The show is a hit, people. We don’t know why it’s a hit, so let’s not fuck with it too much. Let’s just spin this thing out as long as we can … this is the instinct of the television writer. And since they don’t know why the show is a hit, they usually play up all the wrong things.

In its first season, Lost was one of the most interesting things on television: character-driven and spooky, it forever raised more questions than it answered, but it remained about its characters first. In the second season, the mystery began to overwhelm the characters, but it was still their reaction to the mystery that counted. Lost was still good.

In the third season, the wheels fell off, because to sustain the thing for four more years, the producers realized that they’d have to keep throwing more balls into the air: new characters, more mysteries, more plot twists.

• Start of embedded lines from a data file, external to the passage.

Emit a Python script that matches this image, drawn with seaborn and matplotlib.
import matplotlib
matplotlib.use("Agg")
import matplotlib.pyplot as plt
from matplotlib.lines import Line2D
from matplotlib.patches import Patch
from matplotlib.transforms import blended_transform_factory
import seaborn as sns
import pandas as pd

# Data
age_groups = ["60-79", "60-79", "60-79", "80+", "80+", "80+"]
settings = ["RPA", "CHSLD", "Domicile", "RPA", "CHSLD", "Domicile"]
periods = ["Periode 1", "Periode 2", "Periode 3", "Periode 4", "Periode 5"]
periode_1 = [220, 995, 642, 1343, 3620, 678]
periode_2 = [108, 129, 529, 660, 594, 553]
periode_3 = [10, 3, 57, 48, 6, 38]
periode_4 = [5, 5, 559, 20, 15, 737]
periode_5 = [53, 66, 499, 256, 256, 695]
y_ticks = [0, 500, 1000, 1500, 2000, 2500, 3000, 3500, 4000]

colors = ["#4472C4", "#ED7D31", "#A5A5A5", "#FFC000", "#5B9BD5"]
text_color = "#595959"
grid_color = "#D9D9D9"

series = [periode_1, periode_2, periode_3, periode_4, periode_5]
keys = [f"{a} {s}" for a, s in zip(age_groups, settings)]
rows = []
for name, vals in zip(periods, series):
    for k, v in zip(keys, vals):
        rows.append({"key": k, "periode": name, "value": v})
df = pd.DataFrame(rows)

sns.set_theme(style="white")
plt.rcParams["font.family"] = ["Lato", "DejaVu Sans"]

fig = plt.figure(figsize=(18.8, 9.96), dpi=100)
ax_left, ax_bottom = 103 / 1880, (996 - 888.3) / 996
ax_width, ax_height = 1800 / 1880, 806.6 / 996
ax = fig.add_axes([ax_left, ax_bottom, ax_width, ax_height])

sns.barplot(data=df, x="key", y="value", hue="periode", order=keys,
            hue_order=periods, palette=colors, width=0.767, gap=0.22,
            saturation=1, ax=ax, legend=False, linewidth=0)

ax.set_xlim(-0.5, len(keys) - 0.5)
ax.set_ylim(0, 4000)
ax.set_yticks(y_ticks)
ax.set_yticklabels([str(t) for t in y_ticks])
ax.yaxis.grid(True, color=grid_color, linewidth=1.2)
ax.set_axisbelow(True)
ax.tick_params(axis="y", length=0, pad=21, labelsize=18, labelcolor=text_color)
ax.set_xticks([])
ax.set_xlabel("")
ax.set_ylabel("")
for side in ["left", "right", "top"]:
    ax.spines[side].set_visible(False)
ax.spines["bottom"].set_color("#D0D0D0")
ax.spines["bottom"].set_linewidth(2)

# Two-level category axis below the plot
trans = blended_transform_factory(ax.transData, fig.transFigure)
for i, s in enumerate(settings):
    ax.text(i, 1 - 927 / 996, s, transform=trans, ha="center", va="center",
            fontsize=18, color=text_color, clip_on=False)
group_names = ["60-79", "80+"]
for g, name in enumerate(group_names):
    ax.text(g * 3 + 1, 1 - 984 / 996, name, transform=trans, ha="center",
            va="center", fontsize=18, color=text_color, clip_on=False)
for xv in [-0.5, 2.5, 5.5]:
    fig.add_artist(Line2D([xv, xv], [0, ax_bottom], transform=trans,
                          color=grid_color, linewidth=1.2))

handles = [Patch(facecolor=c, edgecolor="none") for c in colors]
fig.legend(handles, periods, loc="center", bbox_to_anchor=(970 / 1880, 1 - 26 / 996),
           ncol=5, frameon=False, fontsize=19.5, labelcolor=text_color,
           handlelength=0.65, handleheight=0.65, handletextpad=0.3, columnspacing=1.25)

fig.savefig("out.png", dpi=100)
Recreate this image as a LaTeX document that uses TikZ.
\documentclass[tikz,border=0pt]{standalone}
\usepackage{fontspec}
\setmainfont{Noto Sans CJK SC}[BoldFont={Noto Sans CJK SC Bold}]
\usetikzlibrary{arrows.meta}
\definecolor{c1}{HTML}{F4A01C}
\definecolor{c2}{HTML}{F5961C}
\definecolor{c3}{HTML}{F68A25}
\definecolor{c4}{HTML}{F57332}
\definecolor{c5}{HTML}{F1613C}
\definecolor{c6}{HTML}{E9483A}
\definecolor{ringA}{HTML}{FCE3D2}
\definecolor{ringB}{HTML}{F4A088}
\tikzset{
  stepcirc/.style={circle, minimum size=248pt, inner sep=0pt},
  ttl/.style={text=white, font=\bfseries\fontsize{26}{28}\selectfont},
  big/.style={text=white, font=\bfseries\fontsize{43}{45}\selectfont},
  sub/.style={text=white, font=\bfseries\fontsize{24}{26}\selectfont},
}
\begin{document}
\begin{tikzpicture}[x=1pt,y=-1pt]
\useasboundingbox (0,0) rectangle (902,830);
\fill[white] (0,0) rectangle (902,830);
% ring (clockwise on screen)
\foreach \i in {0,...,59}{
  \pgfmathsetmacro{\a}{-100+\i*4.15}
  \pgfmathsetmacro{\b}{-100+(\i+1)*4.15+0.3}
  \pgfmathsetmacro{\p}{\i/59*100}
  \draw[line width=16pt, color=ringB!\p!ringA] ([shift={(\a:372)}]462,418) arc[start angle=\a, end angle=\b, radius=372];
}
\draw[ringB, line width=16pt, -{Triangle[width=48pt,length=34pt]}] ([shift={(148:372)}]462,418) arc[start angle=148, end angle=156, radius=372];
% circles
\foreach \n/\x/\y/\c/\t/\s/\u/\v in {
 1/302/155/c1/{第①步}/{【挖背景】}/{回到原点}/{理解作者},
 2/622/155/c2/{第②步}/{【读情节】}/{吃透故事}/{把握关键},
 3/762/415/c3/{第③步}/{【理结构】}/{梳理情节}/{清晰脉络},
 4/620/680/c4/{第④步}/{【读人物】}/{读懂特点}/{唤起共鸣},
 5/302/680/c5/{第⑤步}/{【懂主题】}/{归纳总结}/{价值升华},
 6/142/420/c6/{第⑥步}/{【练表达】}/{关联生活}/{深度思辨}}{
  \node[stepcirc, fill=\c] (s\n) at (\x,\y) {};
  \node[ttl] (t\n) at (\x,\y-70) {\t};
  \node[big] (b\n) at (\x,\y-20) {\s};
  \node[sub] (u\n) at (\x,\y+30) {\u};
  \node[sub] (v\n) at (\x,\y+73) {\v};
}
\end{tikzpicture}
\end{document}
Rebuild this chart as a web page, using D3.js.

And they forgot who their own characters actually were: Locke warped into a kind of maniac, Sawyer’s childhood became less important than the love triangle, Hurley became comic relief, and so on. It was all about sustaining the plot, an ongoing juggling act involving an ever-increasing array of chainsaws, burning torches and scimitars — which is all very well for a few minutes, but quickly becomes boring when you realize the juggler isn’t going to accidentally cut his own arm off.

And as the final season begins? More plot twists, more mysteries, more bullshit. We’re driving towards the end now, but it no longer matters. The audience fled in droves during the third season for one simple reason: this was no longer the same show. It had lost everything that made it good. And the idea that the mysteries will all be answered? I don’t care. It was more compelling when when it was still mostly about the possibility of redemption — back when nothing had to make sense.